Pull out every line below that holds the word "chart".

begin

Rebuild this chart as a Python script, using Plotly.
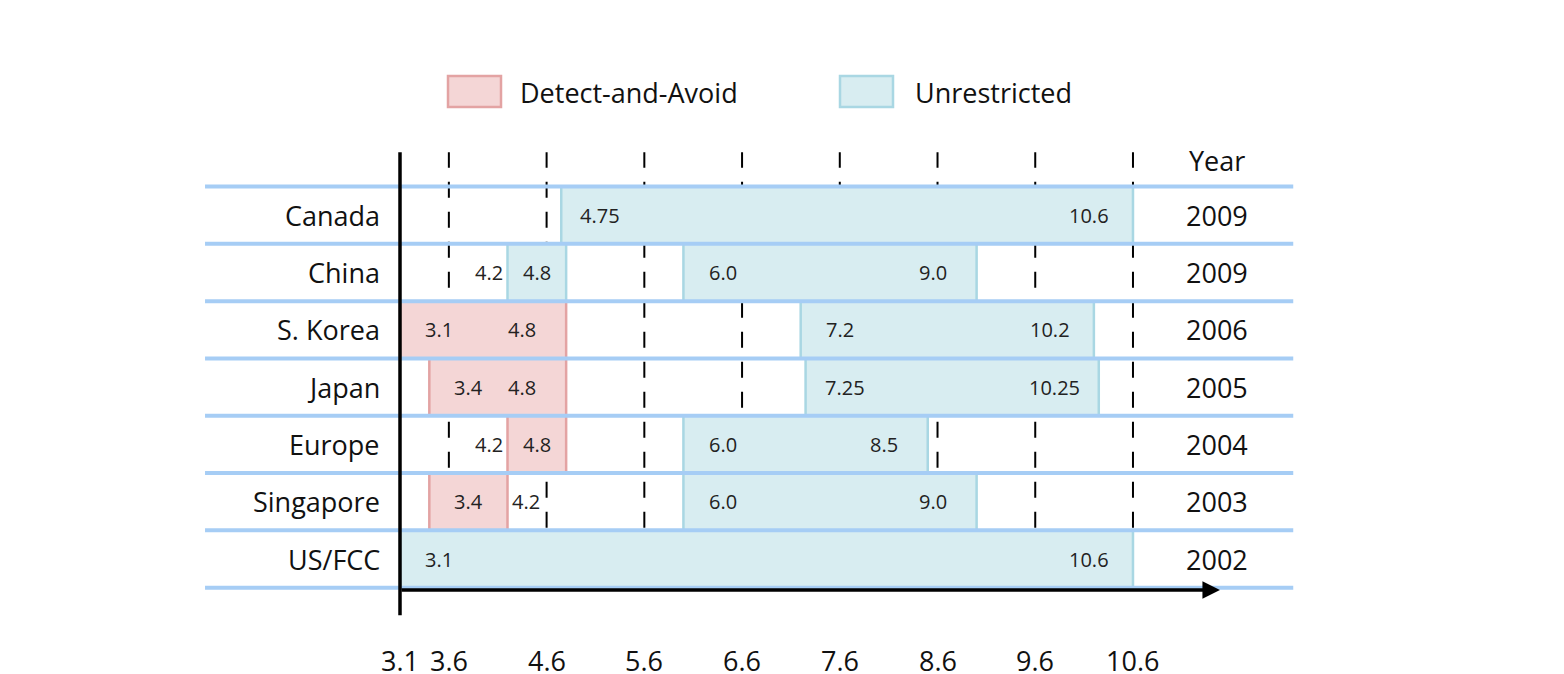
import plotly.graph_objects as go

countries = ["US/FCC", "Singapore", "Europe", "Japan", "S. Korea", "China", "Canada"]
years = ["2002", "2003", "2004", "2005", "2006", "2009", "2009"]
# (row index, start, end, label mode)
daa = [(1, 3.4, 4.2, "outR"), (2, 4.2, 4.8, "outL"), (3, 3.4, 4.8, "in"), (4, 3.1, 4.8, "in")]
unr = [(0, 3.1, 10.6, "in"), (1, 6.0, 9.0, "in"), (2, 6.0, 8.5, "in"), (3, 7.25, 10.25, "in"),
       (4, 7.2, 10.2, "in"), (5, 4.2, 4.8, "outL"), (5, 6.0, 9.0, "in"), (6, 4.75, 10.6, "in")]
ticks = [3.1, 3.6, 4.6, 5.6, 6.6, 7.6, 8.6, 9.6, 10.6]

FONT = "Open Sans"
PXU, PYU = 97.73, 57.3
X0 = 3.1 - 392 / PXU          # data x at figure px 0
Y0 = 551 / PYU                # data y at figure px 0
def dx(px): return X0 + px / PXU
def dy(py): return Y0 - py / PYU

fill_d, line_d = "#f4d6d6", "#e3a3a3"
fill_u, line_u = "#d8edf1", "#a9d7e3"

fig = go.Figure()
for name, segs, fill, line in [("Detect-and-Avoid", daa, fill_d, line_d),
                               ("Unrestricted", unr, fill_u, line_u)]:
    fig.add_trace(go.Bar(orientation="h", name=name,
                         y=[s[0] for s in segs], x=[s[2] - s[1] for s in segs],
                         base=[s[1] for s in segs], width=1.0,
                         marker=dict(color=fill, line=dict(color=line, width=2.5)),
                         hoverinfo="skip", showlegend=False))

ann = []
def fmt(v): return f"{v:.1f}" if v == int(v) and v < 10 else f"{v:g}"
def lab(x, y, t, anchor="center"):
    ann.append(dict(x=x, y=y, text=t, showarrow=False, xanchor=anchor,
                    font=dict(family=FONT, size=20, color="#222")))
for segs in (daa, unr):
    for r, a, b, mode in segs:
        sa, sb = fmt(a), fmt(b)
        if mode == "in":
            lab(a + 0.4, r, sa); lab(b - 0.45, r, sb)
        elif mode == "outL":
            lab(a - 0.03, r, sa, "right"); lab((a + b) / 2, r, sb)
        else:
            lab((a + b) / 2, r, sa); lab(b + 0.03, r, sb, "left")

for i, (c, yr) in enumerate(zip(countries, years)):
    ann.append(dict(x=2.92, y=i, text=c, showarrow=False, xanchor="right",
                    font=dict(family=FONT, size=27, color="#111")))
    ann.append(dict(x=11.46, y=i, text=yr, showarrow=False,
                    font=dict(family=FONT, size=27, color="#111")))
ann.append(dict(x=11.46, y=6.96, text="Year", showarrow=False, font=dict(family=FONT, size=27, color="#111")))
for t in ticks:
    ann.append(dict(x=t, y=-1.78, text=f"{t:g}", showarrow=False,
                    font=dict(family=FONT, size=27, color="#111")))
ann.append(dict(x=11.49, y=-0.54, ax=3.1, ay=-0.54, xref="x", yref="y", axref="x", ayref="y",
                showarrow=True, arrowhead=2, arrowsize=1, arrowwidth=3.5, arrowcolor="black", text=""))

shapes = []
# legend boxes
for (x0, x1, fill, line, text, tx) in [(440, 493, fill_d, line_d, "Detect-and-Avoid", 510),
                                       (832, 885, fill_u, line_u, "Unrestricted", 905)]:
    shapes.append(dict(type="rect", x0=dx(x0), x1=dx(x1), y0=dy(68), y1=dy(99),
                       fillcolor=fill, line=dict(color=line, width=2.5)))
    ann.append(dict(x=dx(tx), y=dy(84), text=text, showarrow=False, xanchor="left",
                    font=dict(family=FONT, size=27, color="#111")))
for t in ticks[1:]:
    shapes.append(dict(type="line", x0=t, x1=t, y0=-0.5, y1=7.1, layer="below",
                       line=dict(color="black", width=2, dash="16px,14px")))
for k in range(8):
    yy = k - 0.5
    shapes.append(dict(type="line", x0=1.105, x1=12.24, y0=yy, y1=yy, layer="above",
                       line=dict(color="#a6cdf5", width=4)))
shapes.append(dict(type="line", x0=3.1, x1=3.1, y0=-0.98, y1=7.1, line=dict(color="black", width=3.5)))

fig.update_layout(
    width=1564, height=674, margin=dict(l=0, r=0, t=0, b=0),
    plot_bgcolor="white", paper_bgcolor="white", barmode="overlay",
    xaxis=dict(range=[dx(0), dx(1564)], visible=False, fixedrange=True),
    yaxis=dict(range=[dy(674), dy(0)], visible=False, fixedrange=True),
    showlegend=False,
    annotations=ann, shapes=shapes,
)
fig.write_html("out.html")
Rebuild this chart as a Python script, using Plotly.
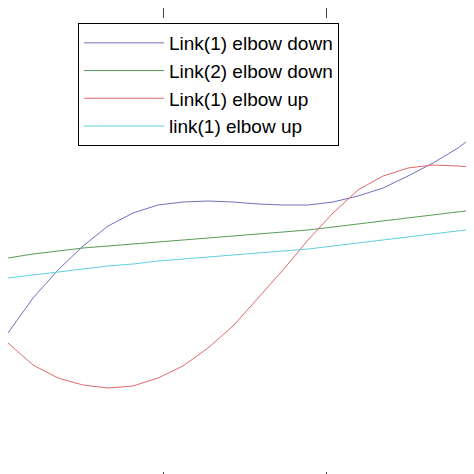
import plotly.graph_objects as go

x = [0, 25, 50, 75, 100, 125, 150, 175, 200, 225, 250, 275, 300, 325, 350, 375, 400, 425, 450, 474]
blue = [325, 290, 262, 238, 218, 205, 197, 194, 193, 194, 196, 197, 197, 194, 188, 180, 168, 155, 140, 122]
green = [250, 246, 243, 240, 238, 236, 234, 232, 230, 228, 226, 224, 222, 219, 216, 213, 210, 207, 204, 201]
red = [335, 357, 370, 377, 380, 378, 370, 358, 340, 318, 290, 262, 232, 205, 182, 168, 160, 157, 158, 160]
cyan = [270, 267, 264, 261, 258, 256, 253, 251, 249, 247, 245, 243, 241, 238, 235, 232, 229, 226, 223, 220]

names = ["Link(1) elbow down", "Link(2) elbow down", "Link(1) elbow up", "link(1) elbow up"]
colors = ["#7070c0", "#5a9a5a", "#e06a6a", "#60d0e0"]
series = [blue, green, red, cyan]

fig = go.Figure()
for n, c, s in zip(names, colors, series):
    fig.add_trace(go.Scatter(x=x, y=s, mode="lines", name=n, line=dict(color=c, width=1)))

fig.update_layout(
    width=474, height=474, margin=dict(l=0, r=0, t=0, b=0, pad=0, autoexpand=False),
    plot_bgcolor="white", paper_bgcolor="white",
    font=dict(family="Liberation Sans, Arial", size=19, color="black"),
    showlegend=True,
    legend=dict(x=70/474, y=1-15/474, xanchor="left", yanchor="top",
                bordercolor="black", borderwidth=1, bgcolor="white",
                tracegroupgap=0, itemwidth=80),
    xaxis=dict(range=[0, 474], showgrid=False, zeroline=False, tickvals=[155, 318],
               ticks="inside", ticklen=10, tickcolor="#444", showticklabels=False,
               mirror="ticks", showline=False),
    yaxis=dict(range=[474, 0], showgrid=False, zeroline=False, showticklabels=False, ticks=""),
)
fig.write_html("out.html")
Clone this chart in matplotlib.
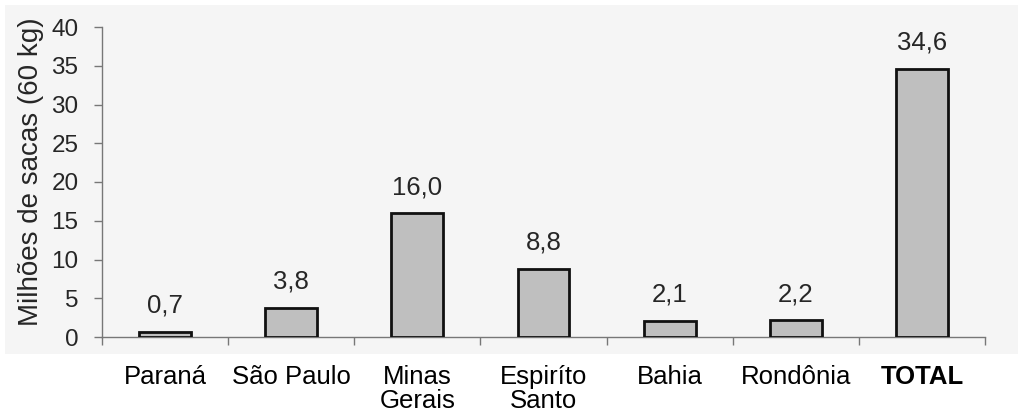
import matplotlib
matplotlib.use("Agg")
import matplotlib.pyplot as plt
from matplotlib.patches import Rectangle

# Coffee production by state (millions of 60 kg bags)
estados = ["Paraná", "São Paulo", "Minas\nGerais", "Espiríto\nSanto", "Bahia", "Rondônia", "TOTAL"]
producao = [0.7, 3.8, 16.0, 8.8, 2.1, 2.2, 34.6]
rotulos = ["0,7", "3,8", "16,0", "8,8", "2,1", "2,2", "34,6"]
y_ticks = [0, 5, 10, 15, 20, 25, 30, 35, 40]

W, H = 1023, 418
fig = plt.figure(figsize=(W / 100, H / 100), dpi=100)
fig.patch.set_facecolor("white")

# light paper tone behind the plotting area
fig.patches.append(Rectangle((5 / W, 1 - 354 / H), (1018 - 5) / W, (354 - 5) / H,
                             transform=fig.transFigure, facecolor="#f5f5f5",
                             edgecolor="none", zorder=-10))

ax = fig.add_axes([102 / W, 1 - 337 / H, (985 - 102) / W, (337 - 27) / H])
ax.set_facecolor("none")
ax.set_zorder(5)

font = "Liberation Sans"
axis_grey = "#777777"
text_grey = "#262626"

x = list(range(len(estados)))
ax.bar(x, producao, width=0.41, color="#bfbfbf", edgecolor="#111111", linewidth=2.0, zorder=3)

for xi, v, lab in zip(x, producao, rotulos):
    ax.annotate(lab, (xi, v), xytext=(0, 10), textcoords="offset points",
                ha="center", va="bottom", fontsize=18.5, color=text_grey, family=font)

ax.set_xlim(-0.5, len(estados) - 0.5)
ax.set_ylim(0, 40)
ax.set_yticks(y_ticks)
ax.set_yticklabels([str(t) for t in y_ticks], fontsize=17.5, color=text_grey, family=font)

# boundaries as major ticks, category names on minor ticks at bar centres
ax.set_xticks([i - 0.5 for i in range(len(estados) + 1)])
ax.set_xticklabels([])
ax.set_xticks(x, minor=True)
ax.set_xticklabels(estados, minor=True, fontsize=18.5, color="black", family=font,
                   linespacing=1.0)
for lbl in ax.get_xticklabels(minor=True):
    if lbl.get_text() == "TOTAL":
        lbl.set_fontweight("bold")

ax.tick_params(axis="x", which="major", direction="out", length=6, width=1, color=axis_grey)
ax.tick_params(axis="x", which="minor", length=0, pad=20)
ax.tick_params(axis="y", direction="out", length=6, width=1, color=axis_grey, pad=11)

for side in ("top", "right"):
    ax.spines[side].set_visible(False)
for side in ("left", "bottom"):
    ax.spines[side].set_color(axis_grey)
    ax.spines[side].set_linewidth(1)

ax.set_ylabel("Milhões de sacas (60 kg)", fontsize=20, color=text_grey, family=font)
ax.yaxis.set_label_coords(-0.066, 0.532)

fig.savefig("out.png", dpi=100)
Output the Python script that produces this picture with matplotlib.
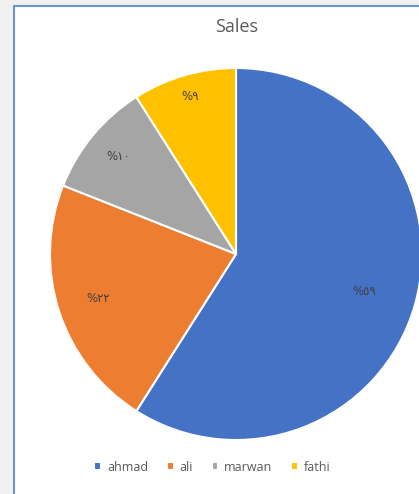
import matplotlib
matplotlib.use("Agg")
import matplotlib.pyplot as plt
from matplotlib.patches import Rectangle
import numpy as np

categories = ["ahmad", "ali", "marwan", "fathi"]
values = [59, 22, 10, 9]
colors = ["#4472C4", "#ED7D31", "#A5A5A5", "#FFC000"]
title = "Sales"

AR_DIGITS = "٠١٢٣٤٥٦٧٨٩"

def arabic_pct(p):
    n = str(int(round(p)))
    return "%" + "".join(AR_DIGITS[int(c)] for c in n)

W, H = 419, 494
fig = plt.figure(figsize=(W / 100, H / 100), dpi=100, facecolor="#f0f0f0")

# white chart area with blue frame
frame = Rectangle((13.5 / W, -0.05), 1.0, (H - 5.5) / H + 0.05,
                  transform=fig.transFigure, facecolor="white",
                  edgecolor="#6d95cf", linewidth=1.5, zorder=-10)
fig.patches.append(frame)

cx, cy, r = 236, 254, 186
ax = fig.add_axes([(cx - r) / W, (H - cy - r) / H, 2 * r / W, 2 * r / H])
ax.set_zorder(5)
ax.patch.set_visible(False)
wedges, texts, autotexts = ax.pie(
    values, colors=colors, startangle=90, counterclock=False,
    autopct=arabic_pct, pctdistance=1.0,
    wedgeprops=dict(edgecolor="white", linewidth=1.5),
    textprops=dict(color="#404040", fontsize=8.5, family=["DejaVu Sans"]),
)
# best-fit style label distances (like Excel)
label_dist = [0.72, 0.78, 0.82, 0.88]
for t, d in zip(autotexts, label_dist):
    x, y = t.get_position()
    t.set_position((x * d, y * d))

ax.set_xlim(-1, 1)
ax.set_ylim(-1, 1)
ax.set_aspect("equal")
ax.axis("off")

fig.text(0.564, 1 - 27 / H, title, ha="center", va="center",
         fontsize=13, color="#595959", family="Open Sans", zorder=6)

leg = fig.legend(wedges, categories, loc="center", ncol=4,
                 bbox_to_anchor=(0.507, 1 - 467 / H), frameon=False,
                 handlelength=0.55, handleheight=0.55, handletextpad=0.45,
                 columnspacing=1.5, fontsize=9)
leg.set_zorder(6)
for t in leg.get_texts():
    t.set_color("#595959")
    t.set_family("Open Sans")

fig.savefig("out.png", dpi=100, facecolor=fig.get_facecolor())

end

=== Final answer ===
Rebuild this chart as a Python script, using Plotly.
Rebuild this chart as a Python script, using Plotly.
Clone this chart in matplotlib.
# white chart area with blue frame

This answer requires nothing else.